• The request
Every entry below should be repeated exactly; the pictures should not.

(Entries with chart source code)
>> Begin

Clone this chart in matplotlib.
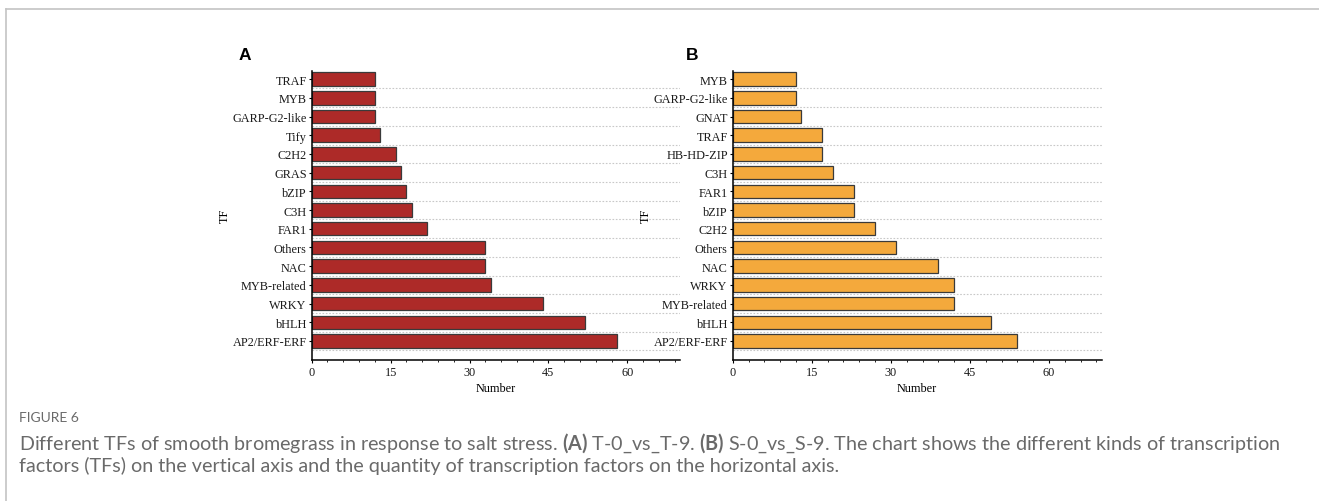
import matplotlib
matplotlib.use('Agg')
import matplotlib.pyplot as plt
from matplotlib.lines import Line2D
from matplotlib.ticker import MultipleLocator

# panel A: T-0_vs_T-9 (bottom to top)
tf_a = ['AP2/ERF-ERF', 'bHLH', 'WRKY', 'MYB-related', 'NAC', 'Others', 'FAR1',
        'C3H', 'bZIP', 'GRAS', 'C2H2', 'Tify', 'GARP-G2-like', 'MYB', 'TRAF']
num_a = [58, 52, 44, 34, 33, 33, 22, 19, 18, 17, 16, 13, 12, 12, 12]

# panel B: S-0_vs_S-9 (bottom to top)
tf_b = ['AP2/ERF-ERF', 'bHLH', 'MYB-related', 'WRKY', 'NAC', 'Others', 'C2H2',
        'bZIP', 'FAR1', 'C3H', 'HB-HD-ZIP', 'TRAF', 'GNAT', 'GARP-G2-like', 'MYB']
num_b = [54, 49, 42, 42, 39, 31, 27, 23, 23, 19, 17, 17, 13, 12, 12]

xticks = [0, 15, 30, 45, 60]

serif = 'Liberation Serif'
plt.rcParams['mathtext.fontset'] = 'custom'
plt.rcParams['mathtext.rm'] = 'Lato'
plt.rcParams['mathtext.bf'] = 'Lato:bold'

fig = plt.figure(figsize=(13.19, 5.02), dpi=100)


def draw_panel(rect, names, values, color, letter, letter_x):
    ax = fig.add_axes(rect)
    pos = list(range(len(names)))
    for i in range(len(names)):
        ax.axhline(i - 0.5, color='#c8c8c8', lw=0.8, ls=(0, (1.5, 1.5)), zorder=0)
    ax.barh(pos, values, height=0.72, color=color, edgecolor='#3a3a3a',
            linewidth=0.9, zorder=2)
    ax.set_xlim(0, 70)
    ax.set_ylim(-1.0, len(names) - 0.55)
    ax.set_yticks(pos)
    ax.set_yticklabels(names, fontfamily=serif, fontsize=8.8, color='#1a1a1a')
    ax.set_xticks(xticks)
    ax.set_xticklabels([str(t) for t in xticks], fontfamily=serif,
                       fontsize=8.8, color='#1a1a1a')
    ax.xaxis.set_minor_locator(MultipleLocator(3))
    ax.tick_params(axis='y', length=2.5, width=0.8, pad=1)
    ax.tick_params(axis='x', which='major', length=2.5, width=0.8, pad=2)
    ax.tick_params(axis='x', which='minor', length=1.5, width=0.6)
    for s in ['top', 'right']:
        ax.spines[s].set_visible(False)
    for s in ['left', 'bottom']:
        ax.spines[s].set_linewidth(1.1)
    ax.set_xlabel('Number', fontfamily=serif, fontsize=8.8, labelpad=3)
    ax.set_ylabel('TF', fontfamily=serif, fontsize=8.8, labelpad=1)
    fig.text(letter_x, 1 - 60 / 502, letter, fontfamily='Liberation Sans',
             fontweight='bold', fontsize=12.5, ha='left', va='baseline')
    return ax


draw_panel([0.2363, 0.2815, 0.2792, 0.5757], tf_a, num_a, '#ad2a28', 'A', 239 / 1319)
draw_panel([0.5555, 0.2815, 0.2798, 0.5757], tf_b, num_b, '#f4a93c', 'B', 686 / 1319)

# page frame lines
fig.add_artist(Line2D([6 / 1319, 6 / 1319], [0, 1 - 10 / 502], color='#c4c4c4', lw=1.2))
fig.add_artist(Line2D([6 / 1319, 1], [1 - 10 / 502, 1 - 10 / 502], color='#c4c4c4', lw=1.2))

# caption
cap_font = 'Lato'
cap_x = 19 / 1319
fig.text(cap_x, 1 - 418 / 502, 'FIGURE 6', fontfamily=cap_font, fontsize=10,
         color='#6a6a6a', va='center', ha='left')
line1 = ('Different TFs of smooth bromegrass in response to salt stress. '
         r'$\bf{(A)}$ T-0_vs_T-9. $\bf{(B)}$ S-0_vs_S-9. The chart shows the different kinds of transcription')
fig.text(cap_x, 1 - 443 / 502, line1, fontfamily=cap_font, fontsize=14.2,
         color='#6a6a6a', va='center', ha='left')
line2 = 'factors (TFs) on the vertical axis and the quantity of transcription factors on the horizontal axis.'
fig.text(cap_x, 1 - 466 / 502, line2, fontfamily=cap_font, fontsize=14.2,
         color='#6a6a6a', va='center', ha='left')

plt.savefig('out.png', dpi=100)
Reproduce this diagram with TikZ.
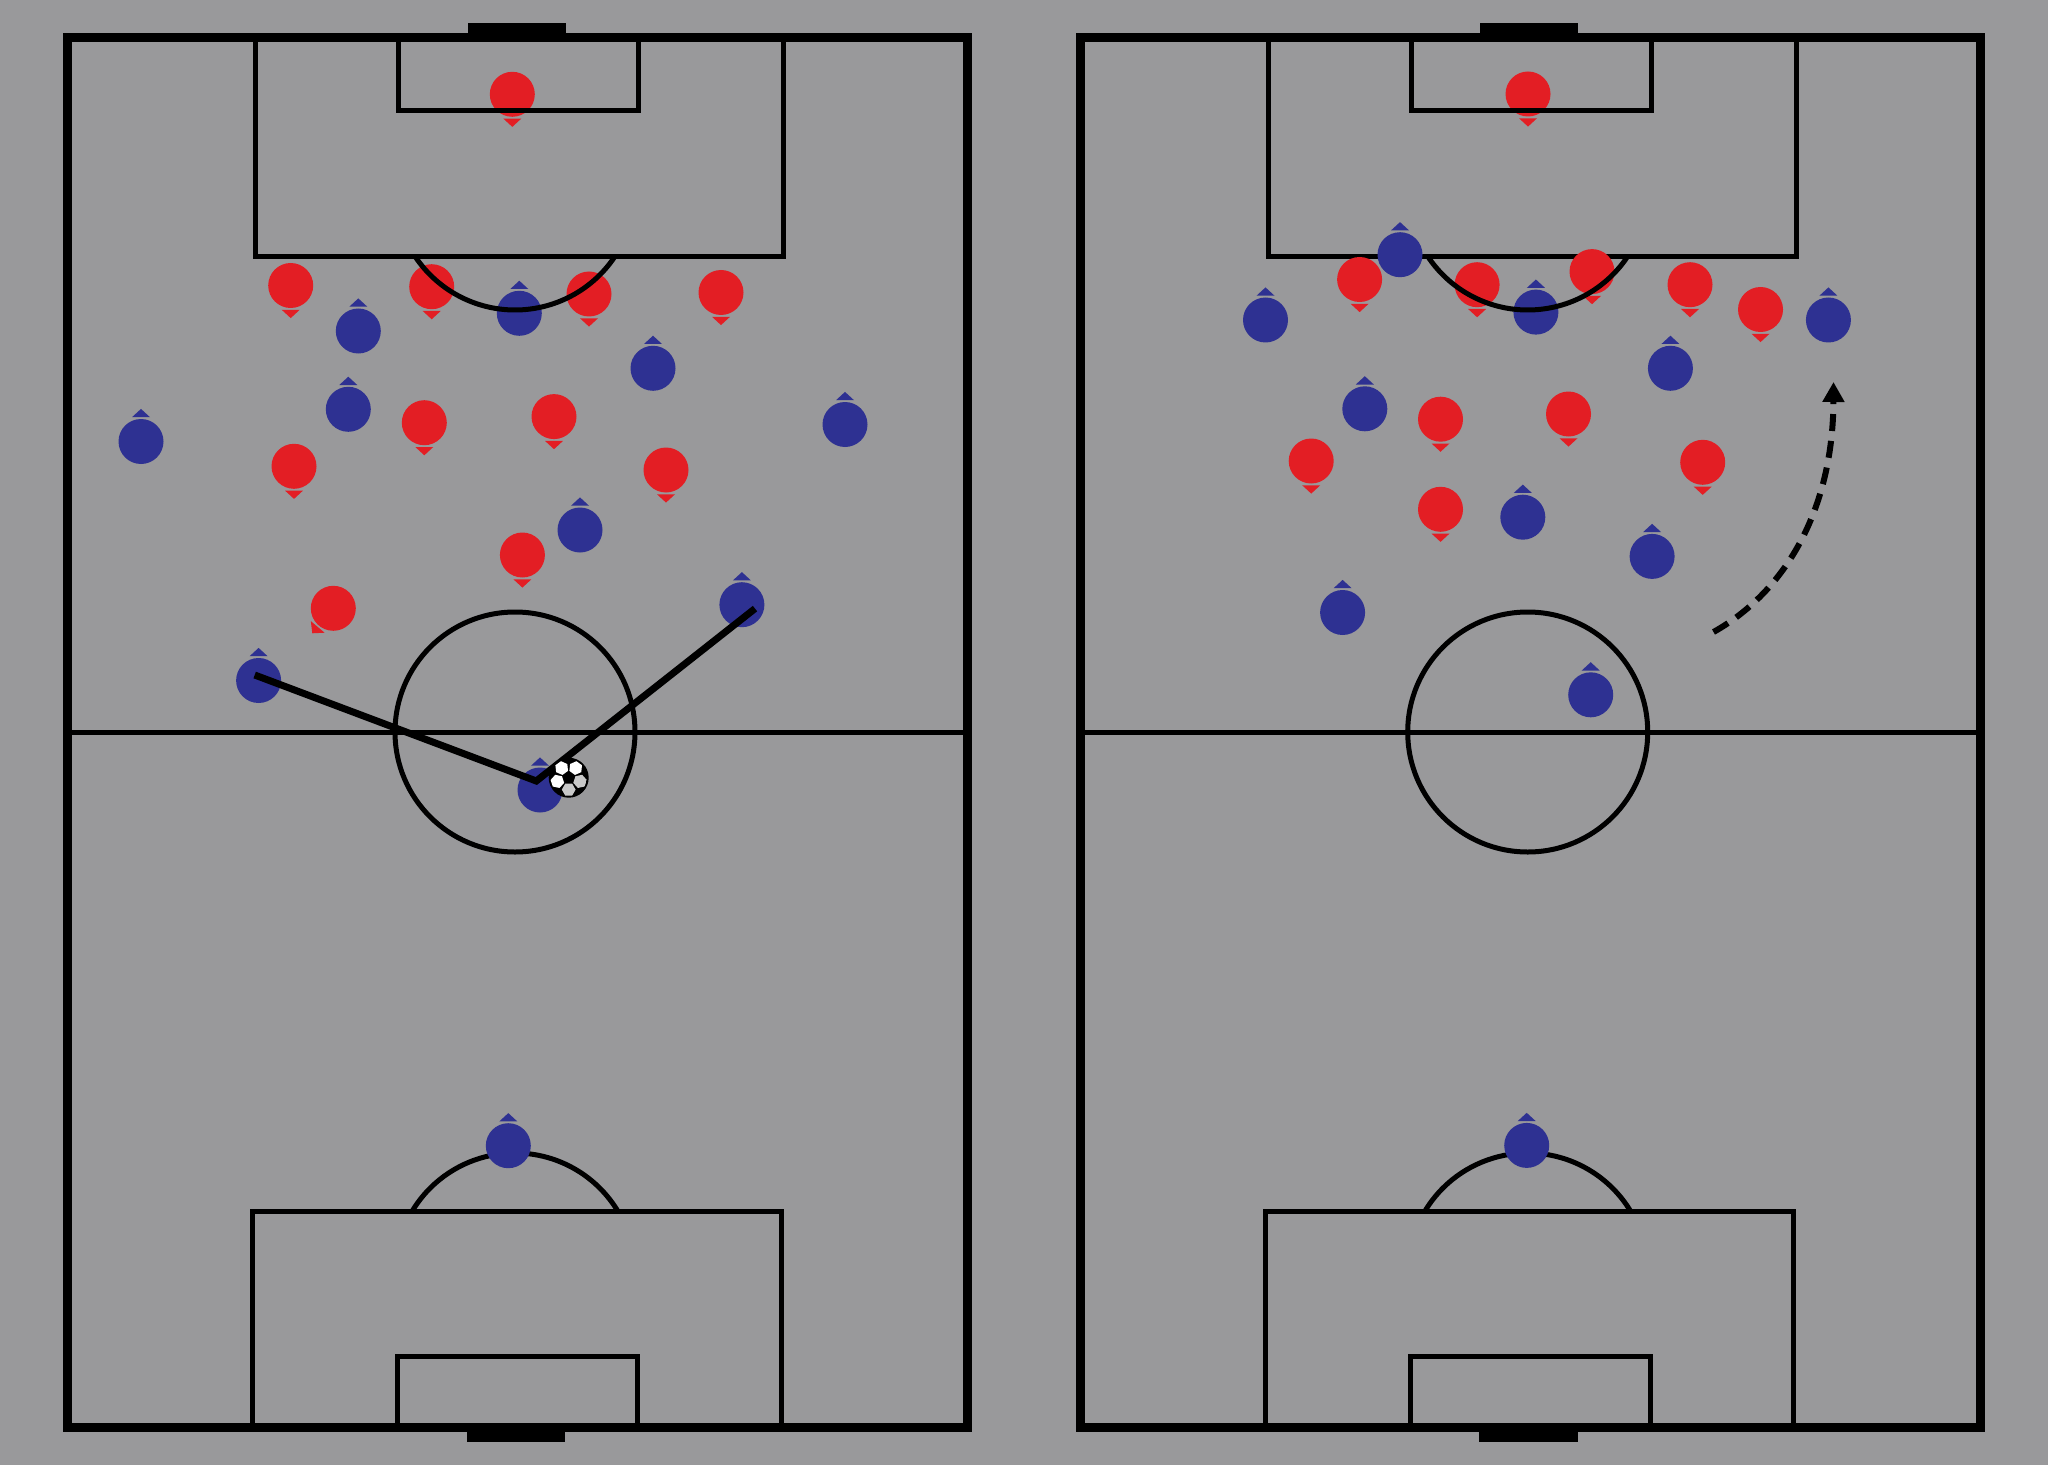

>> End

• Exercise solution
Clone this chart in matplotlib.
import matplotlib
matplotlib.use('Agg')
import matplotlib.pyplot as plt
from matplotlib.lines import Line2D
from matplotlib.ticker import MultipleLocator

# panel A: T-0_vs_T-9 (bottom to top)
tf_a = ['AP2/ERF-ERF', 'bHLH', 'WRKY', 'MYB-related', 'NAC', 'Others', 'FAR1',
        'C3H', 'bZIP', 'GRAS', 'C2H2', 'Tify', 'GARP-G2-like', 'MYB', 'TRAF']
num_a = [58, 52, 44, 34, 33, 33, 22, 19, 18, 17, 16, 13, 12, 12, 12]

# panel B: S-0_vs_S-9 (bottom to top)
tf_b = ['AP2/ERF-ERF', 'bHLH', 'MYB-related', 'WRKY', 'NAC', 'Others', 'C2H2',
        'bZIP', 'FAR1', 'C3H', 'HB-HD-ZIP', 'TRAF', 'GNAT', 'GARP-G2-like', 'MYB']
num_b = [54, 49, 42, 42, 39, 31, 27, 23, 23, 19, 17, 17, 13, 12, 12]

xticks = [0, 15, 30, 45, 60]

serif = 'Liberation Serif'
plt.rcParams['mathtext.fontset'] = 'custom'
plt.rcParams['mathtext.rm'] = 'Lato'
plt.rcParams['mathtext.bf'] = 'Lato:bold'

fig = plt.figure(figsize=(13.19, 5.02), dpi=100)


def draw_panel(rect, names, values, color, letter, letter_x):
    ax = fig.add_axes(rect)
    pos = list(range(len(names)))
    for i in range(len(names)):
        ax.axhline(i - 0.5, color='#c8c8c8', lw=0.8, ls=(0, (1.5, 1.5)), zorder=0)
    ax.barh(pos, values, height=0.72, color=color, edgecolor='#3a3a3a',
            linewidth=0.9, zorder=2)
    ax.set_xlim(0, 70)
    ax.set_ylim(-1.0, len(names) - 0.55)
    ax.set_yticks(pos)
    ax.set_yticklabels(names, fontfamily=serif, fontsize=8.8, color='#1a1a1a')
    ax.set_xticks(xticks)
    ax.set_xticklabels([str(t) for t in xticks], fontfamily=serif,
                       fontsize=8.8, color='#1a1a1a')
    ax.xaxis.set_minor_locator(MultipleLocator(3))
    ax.tick_params(axis='y', length=2.5, width=0.8, pad=1)
    ax.tick_params(axis='x', which='major', length=2.5, width=0.8, pad=2)
    ax.tick_params(axis='x', which='minor', length=1.5, width=0.6)
    for s in ['top', 'right']:
        ax.spines[s].set_visible(False)
    for s in ['left', 'bottom']:
        ax.spines[s].set_linewidth(1.1)
    ax.set_xlabel('Number', fontfamily=serif, fontsize=8.8, labelpad=3)
    ax.set_ylabel('TF', fontfamily=serif, fontsize=8.8, labelpad=1)
    fig.text(letter_x, 1 - 60 / 502, letter, fontfamily='Liberation Sans',
             fontweight='bold', fontsize=12.5, ha='left', va='baseline')
    return ax


draw_panel([0.2363, 0.2815, 0.2792, 0.5757], tf_a, num_a, '#ad2a28', 'A', 239 / 1319)
draw_panel([0.5555, 0.2815, 0.2798, 0.5757], tf_b, num_b, '#f4a93c', 'B', 686 / 1319)

# page frame lines
fig.add_artist(Line2D([6 / 1319, 6 / 1319], [0, 1 - 10 / 502], color='#c4c4c4', lw=1.2))
fig.add_artist(Line2D([6 / 1319, 1], [1 - 10 / 502, 1 - 10 / 502], color='#c4c4c4', lw=1.2))

# caption
cap_font = 'Lato'
cap_x = 19 / 1319
fig.text(cap_x, 1 - 418 / 502, 'FIGURE 6', fontfamily=cap_font, fontsize=10,
         color='#6a6a6a', va='center', ha='left')
line1 = ('Different TFs of smooth bromegrass in response to salt stress. '
         r'$\bf{(A)}$ T-0_vs_T-9. $\bf{(B)}$ S-0_vs_S-9. The chart shows the different kinds of transcription')
fig.text(cap_x, 1 - 443 / 502, line1, fontfamily=cap_font, fontsize=14.2,
         color='#6a6a6a', va='center', ha='left')
line2 = 'factors (TFs) on the vertical axis and the quantity of transcription factors on the horizontal axis.'
fig.text(cap_x, 1 - 466 / 502, line2, fontfamily=cap_font, fontsize=14.2,
         color='#6a6a6a', va='center', ha='left')

plt.savefig('out.png', dpi=100)
Reproduce this diagram with TikZ.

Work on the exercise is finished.